▶ _GIVEN TASK_
For this exercise, output only the lines between the "Generate a Python" line and the "ax = fig.add_axes([0.126, 0.178, 0.844, 0.674])" line, both of them included, and skip all pictures.

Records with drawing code
begin

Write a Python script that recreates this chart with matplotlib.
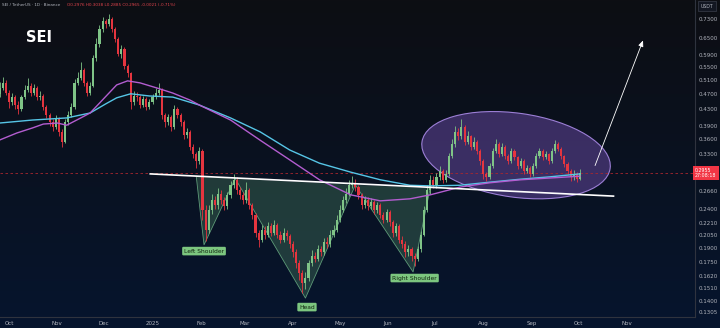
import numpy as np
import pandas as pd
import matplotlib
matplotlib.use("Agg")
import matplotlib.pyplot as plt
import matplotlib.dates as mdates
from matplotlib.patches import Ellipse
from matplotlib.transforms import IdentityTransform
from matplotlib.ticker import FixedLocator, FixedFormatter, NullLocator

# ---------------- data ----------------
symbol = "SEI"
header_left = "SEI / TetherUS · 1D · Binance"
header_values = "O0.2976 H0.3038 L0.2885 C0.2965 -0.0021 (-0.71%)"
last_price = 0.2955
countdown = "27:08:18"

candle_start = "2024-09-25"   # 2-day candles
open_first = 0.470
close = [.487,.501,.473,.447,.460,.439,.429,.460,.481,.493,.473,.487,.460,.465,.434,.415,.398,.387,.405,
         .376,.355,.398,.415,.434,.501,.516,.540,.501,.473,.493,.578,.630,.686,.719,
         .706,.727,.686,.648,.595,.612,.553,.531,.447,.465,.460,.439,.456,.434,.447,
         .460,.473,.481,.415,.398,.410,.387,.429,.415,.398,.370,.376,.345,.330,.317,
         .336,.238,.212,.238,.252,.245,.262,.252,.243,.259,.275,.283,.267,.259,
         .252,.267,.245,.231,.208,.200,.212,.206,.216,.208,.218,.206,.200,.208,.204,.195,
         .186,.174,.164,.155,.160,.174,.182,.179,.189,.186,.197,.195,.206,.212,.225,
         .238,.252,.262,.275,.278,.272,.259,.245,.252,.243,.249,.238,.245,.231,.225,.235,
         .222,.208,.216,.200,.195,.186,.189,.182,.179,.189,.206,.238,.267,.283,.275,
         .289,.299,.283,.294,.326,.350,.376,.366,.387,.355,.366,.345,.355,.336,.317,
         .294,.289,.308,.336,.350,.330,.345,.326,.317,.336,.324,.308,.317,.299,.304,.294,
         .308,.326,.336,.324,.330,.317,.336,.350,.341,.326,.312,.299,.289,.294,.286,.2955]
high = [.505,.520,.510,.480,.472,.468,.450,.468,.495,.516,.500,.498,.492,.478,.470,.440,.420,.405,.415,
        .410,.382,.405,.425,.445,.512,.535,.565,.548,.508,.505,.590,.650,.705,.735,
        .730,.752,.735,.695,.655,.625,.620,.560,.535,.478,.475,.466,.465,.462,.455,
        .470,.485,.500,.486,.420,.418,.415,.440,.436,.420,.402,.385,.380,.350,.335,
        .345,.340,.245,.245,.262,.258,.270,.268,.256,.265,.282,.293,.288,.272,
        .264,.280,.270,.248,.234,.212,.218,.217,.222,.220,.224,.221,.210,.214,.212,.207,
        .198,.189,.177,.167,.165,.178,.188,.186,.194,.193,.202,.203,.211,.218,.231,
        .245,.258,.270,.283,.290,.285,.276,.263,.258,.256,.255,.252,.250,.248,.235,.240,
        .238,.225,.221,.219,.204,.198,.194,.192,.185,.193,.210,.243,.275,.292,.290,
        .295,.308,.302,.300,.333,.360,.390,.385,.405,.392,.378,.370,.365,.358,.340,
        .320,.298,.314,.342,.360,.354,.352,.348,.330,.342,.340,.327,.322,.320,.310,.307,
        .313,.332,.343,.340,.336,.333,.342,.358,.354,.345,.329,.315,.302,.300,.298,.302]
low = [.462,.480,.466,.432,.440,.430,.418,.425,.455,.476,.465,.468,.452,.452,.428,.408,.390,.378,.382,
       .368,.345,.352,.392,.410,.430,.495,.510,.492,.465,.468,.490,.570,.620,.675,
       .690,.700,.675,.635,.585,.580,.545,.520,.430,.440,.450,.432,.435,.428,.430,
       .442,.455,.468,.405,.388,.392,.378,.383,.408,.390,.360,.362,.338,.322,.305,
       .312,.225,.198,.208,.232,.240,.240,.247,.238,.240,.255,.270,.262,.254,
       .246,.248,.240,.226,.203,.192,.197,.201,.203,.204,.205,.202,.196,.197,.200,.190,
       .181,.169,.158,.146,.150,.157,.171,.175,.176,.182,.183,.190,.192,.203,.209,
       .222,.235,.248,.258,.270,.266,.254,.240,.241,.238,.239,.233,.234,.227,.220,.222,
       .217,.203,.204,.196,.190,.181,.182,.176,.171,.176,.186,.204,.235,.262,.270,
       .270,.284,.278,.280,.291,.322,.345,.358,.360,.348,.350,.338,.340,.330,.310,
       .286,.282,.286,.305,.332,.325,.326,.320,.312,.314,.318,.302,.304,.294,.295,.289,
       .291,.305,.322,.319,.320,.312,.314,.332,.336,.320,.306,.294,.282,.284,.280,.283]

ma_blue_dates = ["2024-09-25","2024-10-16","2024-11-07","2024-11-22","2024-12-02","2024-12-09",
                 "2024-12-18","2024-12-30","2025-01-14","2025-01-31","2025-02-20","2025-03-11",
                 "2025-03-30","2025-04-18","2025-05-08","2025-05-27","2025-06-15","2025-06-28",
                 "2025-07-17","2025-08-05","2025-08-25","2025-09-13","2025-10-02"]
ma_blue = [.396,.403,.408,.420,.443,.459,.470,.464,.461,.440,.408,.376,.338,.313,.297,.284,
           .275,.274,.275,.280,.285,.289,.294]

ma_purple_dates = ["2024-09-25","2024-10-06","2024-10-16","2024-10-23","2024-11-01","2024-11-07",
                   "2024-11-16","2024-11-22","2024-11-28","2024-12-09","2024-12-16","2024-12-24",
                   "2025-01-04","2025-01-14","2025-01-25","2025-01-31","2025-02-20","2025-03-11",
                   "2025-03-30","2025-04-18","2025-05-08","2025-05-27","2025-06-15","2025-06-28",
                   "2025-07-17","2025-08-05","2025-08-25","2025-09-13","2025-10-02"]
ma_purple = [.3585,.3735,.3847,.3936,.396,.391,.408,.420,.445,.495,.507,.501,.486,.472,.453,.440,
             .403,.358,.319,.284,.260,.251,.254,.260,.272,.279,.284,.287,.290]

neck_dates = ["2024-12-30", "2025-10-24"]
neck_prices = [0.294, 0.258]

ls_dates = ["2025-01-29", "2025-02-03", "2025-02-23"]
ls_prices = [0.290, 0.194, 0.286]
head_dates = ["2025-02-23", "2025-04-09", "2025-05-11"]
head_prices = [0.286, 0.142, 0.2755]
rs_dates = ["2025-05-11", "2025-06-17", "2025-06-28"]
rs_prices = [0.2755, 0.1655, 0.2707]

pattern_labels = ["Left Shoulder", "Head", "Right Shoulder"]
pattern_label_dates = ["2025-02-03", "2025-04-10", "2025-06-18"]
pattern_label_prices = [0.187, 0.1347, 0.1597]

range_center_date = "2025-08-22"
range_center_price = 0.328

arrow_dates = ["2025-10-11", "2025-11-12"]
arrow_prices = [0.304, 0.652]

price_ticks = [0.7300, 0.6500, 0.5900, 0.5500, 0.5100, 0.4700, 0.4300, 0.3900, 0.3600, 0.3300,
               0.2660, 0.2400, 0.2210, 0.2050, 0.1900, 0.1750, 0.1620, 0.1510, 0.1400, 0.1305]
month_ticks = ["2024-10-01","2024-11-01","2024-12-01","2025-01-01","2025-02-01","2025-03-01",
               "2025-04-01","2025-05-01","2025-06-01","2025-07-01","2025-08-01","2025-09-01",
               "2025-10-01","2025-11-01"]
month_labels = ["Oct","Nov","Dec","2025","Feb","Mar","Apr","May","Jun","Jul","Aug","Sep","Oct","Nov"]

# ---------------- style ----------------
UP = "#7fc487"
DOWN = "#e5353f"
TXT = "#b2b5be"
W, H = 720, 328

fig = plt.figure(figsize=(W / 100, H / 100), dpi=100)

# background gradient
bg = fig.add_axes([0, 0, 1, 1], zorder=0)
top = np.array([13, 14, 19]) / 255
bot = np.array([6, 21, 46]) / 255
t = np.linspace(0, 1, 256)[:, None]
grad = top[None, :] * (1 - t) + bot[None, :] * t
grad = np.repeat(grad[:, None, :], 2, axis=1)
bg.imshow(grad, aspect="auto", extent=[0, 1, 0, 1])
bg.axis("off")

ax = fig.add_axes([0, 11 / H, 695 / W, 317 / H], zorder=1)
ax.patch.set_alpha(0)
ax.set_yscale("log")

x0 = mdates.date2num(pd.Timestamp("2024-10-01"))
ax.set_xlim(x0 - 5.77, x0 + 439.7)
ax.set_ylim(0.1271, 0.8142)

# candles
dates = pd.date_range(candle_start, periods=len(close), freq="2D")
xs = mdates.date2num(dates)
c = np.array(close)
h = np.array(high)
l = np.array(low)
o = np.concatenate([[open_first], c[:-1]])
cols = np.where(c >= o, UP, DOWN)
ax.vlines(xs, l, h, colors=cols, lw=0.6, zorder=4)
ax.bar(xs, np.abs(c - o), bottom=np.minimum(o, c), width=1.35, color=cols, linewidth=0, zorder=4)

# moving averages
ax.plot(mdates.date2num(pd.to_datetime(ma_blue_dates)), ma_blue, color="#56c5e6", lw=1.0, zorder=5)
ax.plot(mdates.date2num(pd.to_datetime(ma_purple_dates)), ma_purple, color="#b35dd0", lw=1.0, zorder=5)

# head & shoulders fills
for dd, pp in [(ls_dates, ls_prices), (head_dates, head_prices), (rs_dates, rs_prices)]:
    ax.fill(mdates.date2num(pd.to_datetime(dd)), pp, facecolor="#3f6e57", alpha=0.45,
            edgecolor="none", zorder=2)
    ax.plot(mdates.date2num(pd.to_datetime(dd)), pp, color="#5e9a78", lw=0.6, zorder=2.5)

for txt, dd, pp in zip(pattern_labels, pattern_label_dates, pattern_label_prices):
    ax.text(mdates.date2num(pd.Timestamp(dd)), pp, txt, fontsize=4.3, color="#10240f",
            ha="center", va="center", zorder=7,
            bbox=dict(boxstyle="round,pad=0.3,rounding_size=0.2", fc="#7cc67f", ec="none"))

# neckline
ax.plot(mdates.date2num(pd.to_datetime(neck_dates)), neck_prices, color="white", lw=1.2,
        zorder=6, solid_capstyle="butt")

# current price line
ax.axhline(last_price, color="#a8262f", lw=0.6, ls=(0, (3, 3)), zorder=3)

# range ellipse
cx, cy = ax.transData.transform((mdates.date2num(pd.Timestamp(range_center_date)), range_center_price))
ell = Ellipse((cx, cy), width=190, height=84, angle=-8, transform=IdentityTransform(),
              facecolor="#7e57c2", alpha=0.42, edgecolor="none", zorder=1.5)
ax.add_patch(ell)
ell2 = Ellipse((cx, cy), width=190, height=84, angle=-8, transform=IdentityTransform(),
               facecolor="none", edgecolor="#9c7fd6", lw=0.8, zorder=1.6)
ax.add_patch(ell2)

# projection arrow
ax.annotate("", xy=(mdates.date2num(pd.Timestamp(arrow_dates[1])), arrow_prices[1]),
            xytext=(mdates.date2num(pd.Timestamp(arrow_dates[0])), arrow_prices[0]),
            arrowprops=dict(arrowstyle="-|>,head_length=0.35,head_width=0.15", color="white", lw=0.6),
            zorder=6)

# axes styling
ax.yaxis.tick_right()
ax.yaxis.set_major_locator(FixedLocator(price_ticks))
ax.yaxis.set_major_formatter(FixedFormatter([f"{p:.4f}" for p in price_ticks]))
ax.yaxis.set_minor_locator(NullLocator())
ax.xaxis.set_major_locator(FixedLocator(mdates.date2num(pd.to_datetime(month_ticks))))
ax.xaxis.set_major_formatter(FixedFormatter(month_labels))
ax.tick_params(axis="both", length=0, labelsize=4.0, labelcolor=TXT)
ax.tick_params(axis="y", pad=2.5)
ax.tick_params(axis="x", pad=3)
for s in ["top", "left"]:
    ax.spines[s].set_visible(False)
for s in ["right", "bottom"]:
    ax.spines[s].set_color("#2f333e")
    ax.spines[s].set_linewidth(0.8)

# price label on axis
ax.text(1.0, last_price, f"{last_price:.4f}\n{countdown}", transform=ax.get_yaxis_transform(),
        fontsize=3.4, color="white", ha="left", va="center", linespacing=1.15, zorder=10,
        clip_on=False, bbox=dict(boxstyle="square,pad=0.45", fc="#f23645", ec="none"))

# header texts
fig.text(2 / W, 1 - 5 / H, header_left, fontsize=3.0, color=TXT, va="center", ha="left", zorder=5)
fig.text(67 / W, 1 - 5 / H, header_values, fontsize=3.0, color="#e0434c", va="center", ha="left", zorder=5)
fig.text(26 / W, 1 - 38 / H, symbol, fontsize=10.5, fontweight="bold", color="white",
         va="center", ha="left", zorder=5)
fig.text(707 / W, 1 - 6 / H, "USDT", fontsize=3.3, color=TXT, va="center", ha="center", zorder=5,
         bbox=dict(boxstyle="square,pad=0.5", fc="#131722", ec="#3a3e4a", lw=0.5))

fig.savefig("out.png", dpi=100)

end
begin

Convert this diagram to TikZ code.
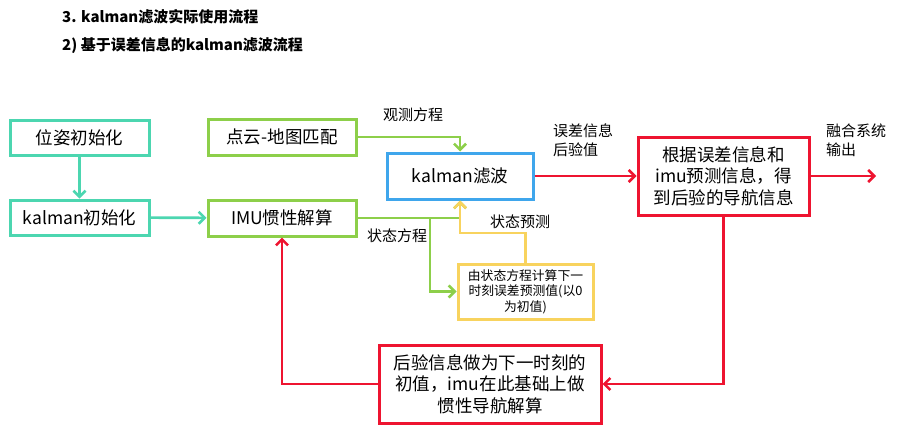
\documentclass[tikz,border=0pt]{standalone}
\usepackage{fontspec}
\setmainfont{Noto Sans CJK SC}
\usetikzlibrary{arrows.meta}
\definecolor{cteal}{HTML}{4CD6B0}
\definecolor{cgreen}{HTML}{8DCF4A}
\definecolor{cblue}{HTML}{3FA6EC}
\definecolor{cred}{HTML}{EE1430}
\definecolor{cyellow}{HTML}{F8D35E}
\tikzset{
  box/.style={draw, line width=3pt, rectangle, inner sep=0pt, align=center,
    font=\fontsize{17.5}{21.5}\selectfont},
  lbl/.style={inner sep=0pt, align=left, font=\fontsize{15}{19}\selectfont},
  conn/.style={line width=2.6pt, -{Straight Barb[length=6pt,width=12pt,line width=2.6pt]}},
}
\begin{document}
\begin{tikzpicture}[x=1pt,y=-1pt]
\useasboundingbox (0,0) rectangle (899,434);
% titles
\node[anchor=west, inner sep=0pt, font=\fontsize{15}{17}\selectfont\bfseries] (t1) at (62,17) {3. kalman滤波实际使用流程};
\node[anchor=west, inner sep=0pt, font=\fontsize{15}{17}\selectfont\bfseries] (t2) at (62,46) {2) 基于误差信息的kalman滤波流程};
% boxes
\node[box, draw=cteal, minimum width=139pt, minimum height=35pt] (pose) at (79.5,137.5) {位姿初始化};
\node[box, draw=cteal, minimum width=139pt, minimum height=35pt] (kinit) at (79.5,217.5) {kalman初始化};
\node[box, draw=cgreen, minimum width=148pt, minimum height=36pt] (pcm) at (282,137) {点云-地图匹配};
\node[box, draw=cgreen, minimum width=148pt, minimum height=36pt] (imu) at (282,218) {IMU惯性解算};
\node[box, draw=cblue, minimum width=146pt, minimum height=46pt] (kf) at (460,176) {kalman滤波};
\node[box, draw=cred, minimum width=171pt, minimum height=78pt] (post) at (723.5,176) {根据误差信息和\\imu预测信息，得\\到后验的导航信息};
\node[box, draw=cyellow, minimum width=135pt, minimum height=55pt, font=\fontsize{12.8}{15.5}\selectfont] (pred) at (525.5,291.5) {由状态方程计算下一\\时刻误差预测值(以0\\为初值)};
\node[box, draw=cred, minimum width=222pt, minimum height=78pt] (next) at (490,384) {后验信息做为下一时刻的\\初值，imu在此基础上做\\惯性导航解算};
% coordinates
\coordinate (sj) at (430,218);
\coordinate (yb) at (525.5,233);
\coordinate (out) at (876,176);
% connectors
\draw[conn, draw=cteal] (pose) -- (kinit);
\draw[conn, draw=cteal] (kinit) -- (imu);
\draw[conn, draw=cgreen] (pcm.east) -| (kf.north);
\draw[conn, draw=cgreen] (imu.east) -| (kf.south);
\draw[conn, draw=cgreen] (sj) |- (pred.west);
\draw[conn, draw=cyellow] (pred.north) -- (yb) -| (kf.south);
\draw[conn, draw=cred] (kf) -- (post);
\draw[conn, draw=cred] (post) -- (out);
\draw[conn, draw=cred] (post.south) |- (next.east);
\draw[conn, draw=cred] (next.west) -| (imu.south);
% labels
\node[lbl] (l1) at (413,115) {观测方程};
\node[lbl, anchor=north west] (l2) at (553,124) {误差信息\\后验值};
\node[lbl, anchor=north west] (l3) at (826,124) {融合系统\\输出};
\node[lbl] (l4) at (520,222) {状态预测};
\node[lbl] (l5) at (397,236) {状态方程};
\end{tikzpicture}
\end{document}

end
begin

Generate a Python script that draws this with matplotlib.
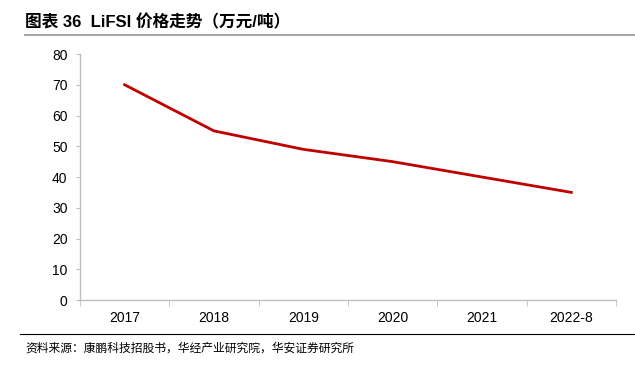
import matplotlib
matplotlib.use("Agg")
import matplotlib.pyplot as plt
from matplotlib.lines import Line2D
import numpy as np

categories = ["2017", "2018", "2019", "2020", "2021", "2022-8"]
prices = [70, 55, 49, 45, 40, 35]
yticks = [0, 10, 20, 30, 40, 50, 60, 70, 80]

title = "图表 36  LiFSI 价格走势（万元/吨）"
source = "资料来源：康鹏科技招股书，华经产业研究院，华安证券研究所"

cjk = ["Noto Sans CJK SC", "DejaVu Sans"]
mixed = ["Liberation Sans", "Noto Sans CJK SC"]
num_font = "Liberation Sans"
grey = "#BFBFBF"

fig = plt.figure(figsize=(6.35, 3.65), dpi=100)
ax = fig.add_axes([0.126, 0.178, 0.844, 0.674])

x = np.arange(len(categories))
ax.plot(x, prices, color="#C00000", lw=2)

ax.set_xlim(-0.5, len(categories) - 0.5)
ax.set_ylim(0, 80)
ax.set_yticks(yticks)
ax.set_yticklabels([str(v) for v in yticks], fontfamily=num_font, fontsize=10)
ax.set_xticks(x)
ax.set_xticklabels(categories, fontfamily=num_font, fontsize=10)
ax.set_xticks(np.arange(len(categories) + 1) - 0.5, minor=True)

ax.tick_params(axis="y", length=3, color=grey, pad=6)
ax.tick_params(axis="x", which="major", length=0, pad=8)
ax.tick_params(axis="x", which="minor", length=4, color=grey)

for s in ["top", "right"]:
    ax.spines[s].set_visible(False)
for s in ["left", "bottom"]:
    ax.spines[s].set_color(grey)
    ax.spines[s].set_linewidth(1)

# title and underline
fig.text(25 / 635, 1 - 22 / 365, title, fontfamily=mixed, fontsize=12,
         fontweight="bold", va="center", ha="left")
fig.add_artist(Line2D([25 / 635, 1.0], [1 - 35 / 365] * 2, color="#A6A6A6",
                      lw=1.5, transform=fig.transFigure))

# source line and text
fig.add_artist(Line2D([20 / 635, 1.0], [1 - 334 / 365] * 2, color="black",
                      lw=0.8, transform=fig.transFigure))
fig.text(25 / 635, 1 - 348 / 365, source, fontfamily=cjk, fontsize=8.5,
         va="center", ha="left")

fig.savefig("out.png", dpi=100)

end

▶ _ANSWER TO THE TASK_
Generate a Python script that draws this with matplotlib.
import matplotlib
matplotlib.use("Agg")
import matplotlib.pyplot as plt
from matplotlib.lines import Line2D
import numpy as np

categories = ["2017", "2018", "2019", "2020", "2021", "2022-8"]
prices = [70, 55, 49, 45, 40, 35]
yticks = [0, 10, 20, 30, 40, 50, 60, 70, 80]

title = "图表 36  LiFSI 价格走势（万元/吨）"
source = "资料来源：康鹏科技招股书，华经产业研究院，华安证券研究所"

cjk = ["Noto Sans CJK SC", "DejaVu Sans"]
mixed = ["Liberation Sans", "Noto Sans CJK SC"]
num_font = "Liberation Sans"
grey = "#BFBFBF"

fig = plt.figure(figsize=(6.35, 3.65), dpi=100)
ax = fig.add_axes([0.126, 0.178, 0.844, 0.674])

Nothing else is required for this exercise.